Content Chief Ted Sarandos says unscripted programming hasn’t performed on VOD.
Both viewers and content have been steadily shifting from linear pay-TV to on-demand streaming services, such as those from Netflix, Amazon, Hulu, and HBO. But as the entire TV experience moves online, Netflix content chief Ted Sarandos warns that reality TV might not make the trip. While speaking to investors, Sarandos explained that non-scripted content, aka “reality TV,” has been a poor performer for Netflix, citing the “disposable nature” and “short shelf life” as the reasoning for this. While Netflix has produced several scripted hits in house, Sarandon’s comments suggest that reality TV’s days are numbered.
This jibes with recent news from Amazon, which will be dropping several reality shows from its lineup. Viacom’s “Teen Mom” and “Mob Wives” were cut, due to “viewer fatigue” with the shows, as Amazon put it. The online retail giant also ended a deal with A&E which had also previously offered a plethora of unscripted content. With many analysts predicting that all TV will eventually be on-demand, as viewing shifts to the web, will reality TV struggle to find the large audiences that it often enjoys in the linear format. Perhaps so, given their exclusion from two of the largest VOD libraries in Netflix and Amazon.

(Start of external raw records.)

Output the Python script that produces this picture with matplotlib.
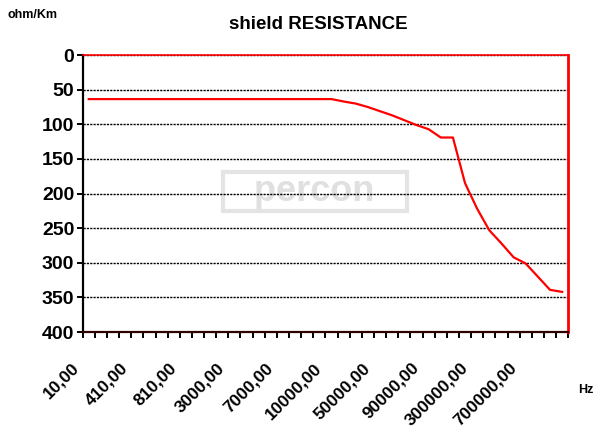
import numpy as np
import matplotlib.pyplot as plt
import matplotlib.transforms as mtransforms

plt.rcParams['font.family'] = ['Liberation Sans', 'DejaVu Sans']
plt.rcParams['font.weight'] = 'bold'

# frequency categories (Hz) and shield resistance (ohm/Km)
freqs = [10, 110, 210, 310, 410, 510, 610, 710, 810, 910,
         1000, 2000, 3000, 4000, 5000, 6000, 7000, 8000, 9000, 9500,
         10000, 20000, 30000, 40000, 50000, 60000, 70000, 80000, 90000, 95000,
         100000, 200000, 300000, 400000, 500000, 600000, 700000, 800000, 900000, 1000000]
resistance = [63.5] * 21 + [67, 70, 75, 81, 87, 94, 101, 107, 119, 119,
                            185, 222, 253, 272, 292, 301, 320, 339, 342]
freq_labels = [f"{f},00" for f in freqs]
y_ticks = [0, 50, 100, 150, 200, 250, 300, 350, 400]

fig = plt.figure(figsize=(5.95, 4.41), dpi=100)
ax = fig.add_axes([0.139, 0.247, 0.816, 0.628])

x = np.arange(len(freqs))
ax.plot(x, resistance, color='#ff0000', lw=1.6, zorder=3)

ax.set_xlim(-0.5, len(freqs) - 0.5)
ax.set_ylim(400, 0)

# grid
for yv in y_ticks[:-1]:
    ax.axhline(yv, color='black', lw=1.0, ls=(0, (1.6, 0.8)), zorder=1)

# spines
ax.spines['left'].set_color('black')
ax.spines['left'].set_linewidth(1.6)
ax.spines['bottom'].set_color('#300000')
ax.spines['bottom'].set_linewidth(1.6)
ax.spines['top'].set_color('#ff0000')
ax.spines['top'].set_linewidth(1.2)
ax.spines['right'].set_color('#ff0000')
ax.spines['right'].set_linewidth(2)
ax.spines['top'].set_zorder(4)

ax.set_yticks(y_ticks)
ax.set_yticklabels([str(v) for v in y_ticks], fontsize=14, fontweight='bold')
ax.tick_params(axis='y', length=4, width=1.4, direction='out', pad=2)

# category boundary ticks, labels every 4th category
ax.set_xticks(np.arange(-0.5, len(freqs), 1.0))
ax.set_xticklabels([])
ax.tick_params(axis='x', which='major', length=4, width=1.4, direction='out')
ax.set_xticks(x[::4], minor=True)
ax.set_xticklabels(freq_labels[::4], minor=True, rotation=45, ha='right',
                   va='center', rotation_mode='anchor', fontsize=12.5, fontweight='bold')
ax.tick_params(axis='x', which='minor', length=0, pad=24)
offset = mtransforms.ScaledTranslation(-12 / 100, 0, fig.dpi_scale_trans)
for lab in ax.xaxis.get_minorticklabels():
    lab.set_transform(lab.get_transform() + offset)

# watermark
ax.text(18.6, 197, '   percon   ', ha='center', va='center', fontsize=26, fontweight='bold',
        color='#e0e0e0', zorder=0,
        bbox=dict(boxstyle='square,pad=0.05', facecolor='none', edgecolor='#e4e4e4', lw=3))

fig.text(0.535, 0.945, 'shield RESISTANCE', ha='center', va='center', fontsize=13.5, fontweight='bold')
fig.text(0.013, 0.967, 'ohm/Km', ha='left', va='center', fontsize=9, fontweight='bold')
fig.text(0.998, 0.115, 'Hz', ha='right', va='center', fontsize=9, fontweight='bold')

fig.savefig('out.png', dpi=100)
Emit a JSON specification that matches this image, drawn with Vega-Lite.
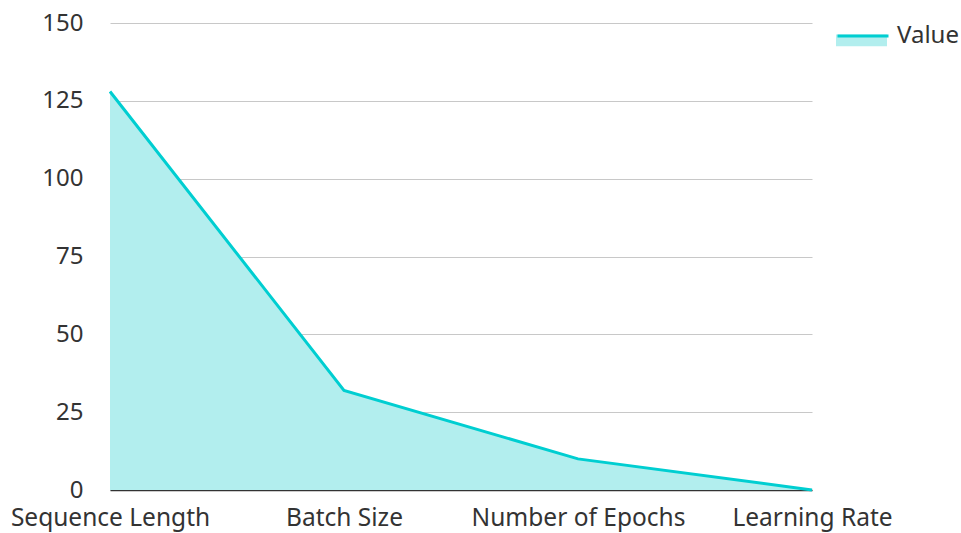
{
  "$schema": "https://vega.github.io/schema/vega-lite/v6.json",
  "autosize": "none",
  "width": 702,
  "height": 467,
  "padding": {"left": 110, "top": 23, "right": 149, "bottom": 43},
  "background": "white",
  "config": {
    "font": "Noto Sans",
    "view": {"stroke": null}
  },
  "data": {
    "values": [
      {"param": "Sequence Length", "value": 128, "series": "Value"},
      {"param": "Batch Size", "value": 32, "series": "Value"},
      {"param": "Number of Epochs", "value": 10, "series": "Value"},
      {"param": "Learning Rate", "value": 0.001, "series": "Value"}
    ]
  },
  "encoding": {
    "x": {
      "field": "param", "type": "ordinal", "sort": null,
      "scale": {"type": "point", "padding": 0},
      "axis": {"title": null, "labelAngle": 0, "labelFontSize": 24.5, "labelLimit": 400, "labelColor": "#333333", "ticks": false, "labelPadding": 16, "domainColor": "#333333", "domainWidth": 1.5, "grid": false}
    },
    "y": {
      "field": "value", "type": "quantitative",
      "scale": {"domain": [0, 150], "nice": false},
      "axis": {"title": null, "values": [0, 25, 50, 75, 100, 125, 150], "labelFontSize": 24, "labelColor": "#333333", "ticks": false, "domain": false, "labelPadding": 27, "gridColor": "#c8c8c8", "gridWidth": 1}
    }
  },
  "layer": [
    {
      "mark": {"type": "area", "opacity": 1},
      "encoding": {
        "fill": {"field": "series", "type": "nominal", "scale": {"range": ["#b2eeee"]},
          "legend": {"orient": "none", "legendX": 726, "legendY": -14, "title": null, "labelFontSize": 24, "labelExpr": "''", "symbolType": "M-1,0H1V0.46H-1Z", "symbolSize": 2600, "symbolStrokeWidth": 0, "labelOffset": 8}}
      }
    },
    {
      "mark": {"type": "line", "strokeWidth": 3},
      "encoding": {
        "stroke": {"field": "series", "type": "nominal", "scale": {"range": ["#00ced1"]},
          "legend": {"orient": "none", "legendX": 726, "legendY": -14, "title": null, "labelFontSize": 24, "labelColor": "#333333", "symbolType": "M-1,0H1", "symbolSize": 2600, "symbolStrokeWidth": 3, "labelOffset": 7}}
      }
    },
    {
      "mark": {"type": "rule", "color": "#333333", "strokeWidth": 1.5},
      "encoding": {"y": {"datum": 0}}
    }
  ],
  "resolve": {"scale": {"fill": "independent", "stroke": "independent"}}
}
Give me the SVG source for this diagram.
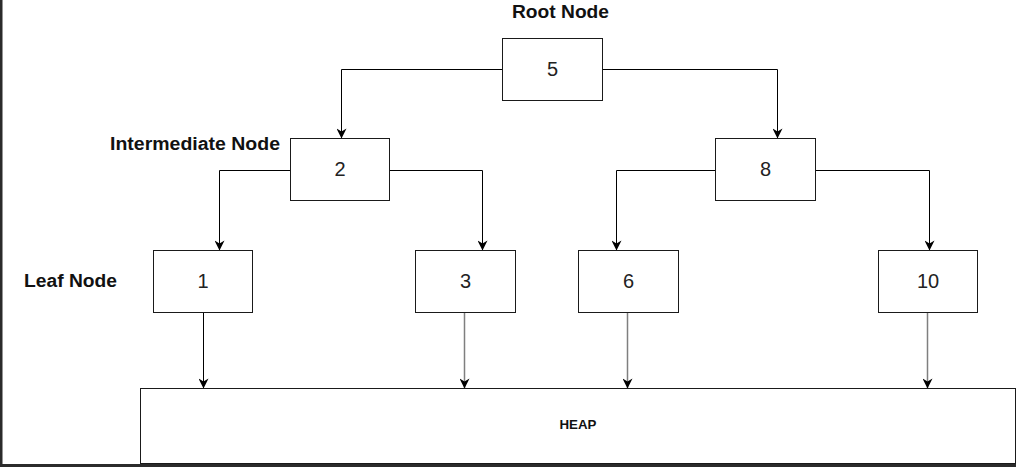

Fatigue with reality programming is not a new phenomenon. Since a surge in popularity in the early 2000s, just about every reality program on the air has eventually outstayed its welcome. Once a hit, “American Idol” will be ending after its 15th season, amid sinking ratings. Another program synonymous with reality TV, “Survivor” is going on 30 seasons since it first hit US airwaves in 2000, and has experienced a similar ratings decline. It’s not uncommon for these types of series to go on for a dozen or more seasons, though they almost never return to their early peaks. Whether this approach is sustainable in a post-cable landscape remains to be seen.